In an accompanying NEJM editorial titled “Talking with Patients about Dying” (unfortunately it’s behind a paywall but you can read a summary here), Thomas J. Smith, MD, and Dan L. Longo, MD, provide a trenchant commentary on this important subject.

Chemotherapy near the end of life is still common, does not improve survival, and is one preventable reason why 25 percent of all Medicare funds are spent in the last year of life. Patients need truthful information in order to make good choices. If patients are offered truthful information – repeatedly – on what is going to happen to them, they can choose wisely. Most people want to live as long as they can, with a good quality of life, and then transition to a peaceful death outside the hospital. We have the tools to help patients make these difficult decisions. We just need the gumption and incentives to use them.”
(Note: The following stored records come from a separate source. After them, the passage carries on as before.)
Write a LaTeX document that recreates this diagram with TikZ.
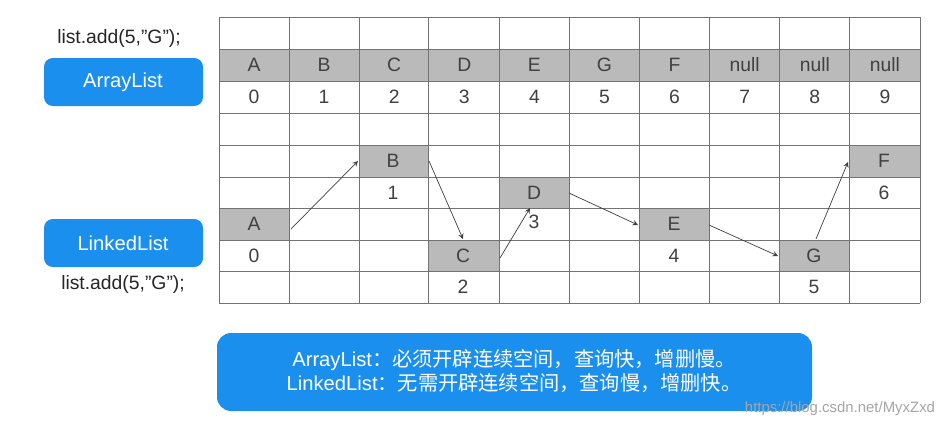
\documentclass[tikz,border=0pt]{standalone}
\usepackage{fontspec}
\setmainfont{Liberation Sans}
\newfontfamily\cjk{Noto Sans CJK SC}
\begin{document}
\begin{tikzpicture}[x=0.02cm,y=-0.02cm,
  cellgray/.style={fill=black!27},
  lab/.style={font=\fontsize{11}{13}\selectfont,text=black!75},
  bluebox/.style={fill=blue!50!cyan!80!black,fill=[HTML]{1A8FEE},rounded corners=5pt},
  arr/.style={->,>=stealth,black!75,thin}]
\definecolor{bl}{HTML}{1A8FEE}
\useasboundingbox (0,0) rectangle (948,427);
\fill[white] (0,0) rectangle (948,427);
% grid columns/rows
\def\xs{{219,289,359,428,499,569,639,709,779,849,920}}
\def\ys{{17,49,81,113,145,177,208,240,271,303}}
% gray cells
\fill[black!27] (219,49) rectangle (920,81);
\fill[black!27] (359,145) rectangle (428,177);
\fill[black!27] (849,145) rectangle (920,177);
\fill[black!27] (499,177) rectangle (569,208);
\fill[black!27] (219,208) rectangle (289,240);
\fill[black!27] (639,208) rectangle (709,240);
\fill[black!27] (428,240) rectangle (499,271);
\fill[black!27] (779,240) rectangle (849,271);
\foreach \x in {219,289,359,428,499,569,639,709,779,849,920} \draw[black!55,thin] (\x,17) -- (\x,303);
\foreach \y in {17,49,81,113,145,177,208,240,271,303} \draw[black!55,thin] (219,\y) -- (920,\y);
% row 1 letters
\foreach \t [count=\i from 0] in {A,B,C,D,E,G,F,null,null,null}
  \node[lab] (r1c\i) at ({254+70.1*\i},65) {\t};
\foreach \i in {0,...,9}
  \node[lab] (r2c\i) at ({254+70.1*\i},97) {\i};
% linked list
\node[lab] (B) at (393,161) {B};
\node[lab] (F) at (884,161) {F};
\node[lab] (b1) at (393,193) {1};
\node[lab] (D) at (534,193) {D};
\node[lab] (f6) at (884,193) {6};
\node[lab] (A) at (254,224) {A};
\node[lab] (d3) at (534,222) {3};
\node[lab] (E) at (674,224) {E};
\node[lab] (a0) at (254,256) {0};
\node[lab] (C) at (463,256) {C};
\node[lab] (e4) at (674,256) {4};
\node[lab] (G) at (814,256) {G};
\node[lab] (c2) at (463,287) {2};
\node[lab] (g5) at (814,287) {5};
\coordinate (a1) at (291,229); \coordinate (a2) at (358,161);
\draw[arr] (a1) -- (a2);
\coordinate (b1s) at (429,161); \coordinate (b1e) at (463,239);
\draw[arr] (b1s) -- (b1e);
\coordinate (c1s) at (500,258); \coordinate (c1e) at (530,208);
\draw[arr] (c1s) -- (c1e);
\coordinate (d1s) at (569,193); \coordinate (d1e) at (638,225);
\draw[arr] (d1s) -- (d1e);
\coordinate (e1s) at (709,225); \coordinate (e1e) at (778,256);
\draw[arr] (e1s) -- (e1e);
\coordinate (g1s) at (816,239); \coordinate (g1e) at (848,162);
\draw[arr] (g1s) -- (g1e);
% left side
\node[lab,text=black!85] (code1) at (119,38) {list.add(5,”G”);};
\fill[bl,rounded corners=5pt] (44,58) rectangle (203,106);
\node[font=\fontsize{11.5}{13}\selectfont,text=white] (AL) at (123,82) {ArrayList};
\fill[bl,rounded corners=5pt] (44,219) rectangle (203,267);
\node[font=\fontsize{11.5}{13}\selectfont,text=white] (LL) at (123,243) {LinkedList};
\node[lab,text=black!85] (code2) at (123,284) {list.add(5,”G”);};
% bottom box
\fill[bl,rounded corners=8pt] (217,333) rectangle (812,411);
\node[font=\fontsize{11.5}{14}\selectfont,text=white,align=center] (summary) at (514,371)
  {ArrayList{\cjk：必须开辟连续空间，查询快，增删慢。}\\LinkedList{\cjk：无需开辟连续空间，查询慢，增删快。}};
\node[font=\fontsize{8.5}{10}\selectfont,text=black!35] (wm) at (840,409) {https://blog.csdn.net/MyxZxd};
\end{tikzpicture}
\end{document}
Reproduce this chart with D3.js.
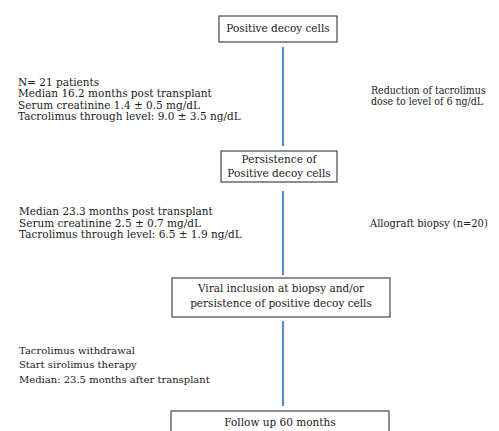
<!DOCTYPE html>
<html>
<head>
<meta charset="utf-8">
<script src="https://cdn.jsdelivr.net/npm/d3@7"></script>
<style>
  body { margin: 0; background: #fff; }
  text { font-family: "DejaVu Serif", serif; fill: #1a1a1a; }
  text.narrow { font-family: "DejaVu Serif Condensed", "DejaVu Serif", serif; }
</style>
</head>
<body>
<div id="chart"></div>
<script>
// flow steps (box labels)
const steps = [
  ["Positive decoy cells"],
  ["Persistence of", "Positive decoy cells"],
  ["Viral inclusion at biopsy and/or", "persistence of positive decoy cells"],
  ["Follow up 60 months"]
];
// notes on the left of each link
const leftNotes = [
  ["N= 21 patients", "Median 16.2 months post transplant", "Serum creatinine 1.4 \u00b1 0.5 mg/dL", "Tacrolimus through level: 9.0 \u00b1 3.5 ng/dL"],
  ["Median 23.3 months post transplant", "Serum creatinine 2.5 \u00b1 0.7 mg/dL", "Tacrolimus through level: 6.5 \u00b1 1.9 ng/dL"],
  ["Tacrolimus withdrawal", "Start sirolimus therapy", "Median: 23.5 months after transplant"]
];
// notes on the right of each link
const rightNotes = [
  ["Reduction of tacrolimus", "dose to level of 6 ng/dL"],
  ["Allograft biopsy (n=20)"],
  []
];

const drawChart = () => {
  const width = 499;
  const height = 431;
  const cx = 283;

  // box geometry (mid = centre of the label block, lh = line gap)
  const boxes = [
    { x0: 219, x1: 337, y0: 16, y1: 42, mid: 28, lh: 14 },
    { x0: 221, x1: 337, y0: 151, y1: 182, mid: 166.5, lh: 13.5 },
    { x0: 172, x1: 390, y0: 278, y1: 317, mid: 296, lh: 14.5 },
    { x0: 171, x1: 389, y0: 411, y1: 440, mid: 422, lh: 14 }
  ];
  const links = [
    { y0: 47, y1: 146 },
    { y0: 191, y1: 275 },
    { y0: 321, y1: 406 }
  ];
  const leftPos = [
    { x: 18, y: 82, dy: 11.5, size: 10.5 },
    { x: 19, y: 211.5, dy: 11.5, size: 10.5 },
    { x: 19, y: 350, dy: 14.5, size: 10 }
  ];
  const rightPos = [
    { x: 371, y: 90, dy: 11.5, size: 10.5, cls: "narrow" },
    { x: 370, y: 223, dy: 11.5, size: 11, cls: "narrow" }
  ];

  const svg = d3
    .select("#chart")
    .append("svg")
    .attr("width", width)
    .attr("height", height);

  svg
    .selectAll("line.link")
    .data(links)
    .enter()
    .append("line")
    .attr("class", "link")
    .attr("x1", cx)
    .attr("x2", cx)
    .attr("y1", (d) => d.y0)
    .attr("y2", (d) => d.y1)
    .attr("stroke", "#5b8cc4")
    .attr("stroke-width", 2.2);

  const box = svg
    .selectAll("g.box")
    .data(steps)
    .enter()
    .append("g")
    .attr("class", "box");

  box
    .append("rect")
    .attr("x", (d, i) => boxes[i].x0)
    .attr("y", (d, i) => boxes[i].y0)
    .attr("width", (d, i) => boxes[i].x1 - boxes[i].x0)
    .attr("height", (d, i) => boxes[i].y1 - boxes[i].y0)
    .attr("fill", "#fff")
    .attr("stroke", "#444")
    .attr("stroke-width", 1.2);

  box.each(function (d, i) {
    const b = boxes[i];
    d3.select(this)
      .selectAll("text")
      .data(d)
      .enter()
      .append("text")
      .attr("x", (b.x0 + b.x1) / 2)
      .attr("y", (t, j) => b.mid + (j - (d.length - 1) / 2) * b.lh)
      .attr("dy", "0.35em")
      .attr("text-anchor", "middle")
      .style("font-size", "10.5px")
      .text((t) => t);
  });

  const notes = (list, pos) => {
    list.forEach((lines, i) => {
      if (!lines.length) return;
      const p = pos[i];
      svg
        .append("g")
        .selectAll("text")
        .data(lines)
        .enter()
        .append("text")
        .attr("class", p.cls || null)
        .attr("x", p.x)
        .attr("y", (t, j) => p.y + j * p.dy)
        .attr("dy", "0.35em")
        .style("font-size", p.size + "px")
        .text((t) => t);
    });
  };

  notes(leftNotes, leftPos);
  notes(rightNotes, rightPos);
};

drawChart();
</script>
</body>
</html>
As these uncompromisingly candid editorialists point out, chemotherapy is a crude and ineffective treatment for advanced cancer. But to claim, as do many proponents of alternative approaches to cancer, that palliative chemotherapy represents a highly lucrative business built on the deliberate deception of dying patients, is a clear-cut case of the pot calling the kettle black.

When advocates of alternative cancer therapies have subjected their own highly profitable nostrums to the same kind of scientific scrutiny and honest, unsparing self-criticism as the NEJM researchers and editorialists, and when they produce evidence that their remedies and regimens, their coffee enemas and latter-day reincarnations of laetrile offer greater efficacy, whether palliative or curative, than chemotherapy, then, and only then, will they will have earned the right to criticize rational medicine for its shortcomings.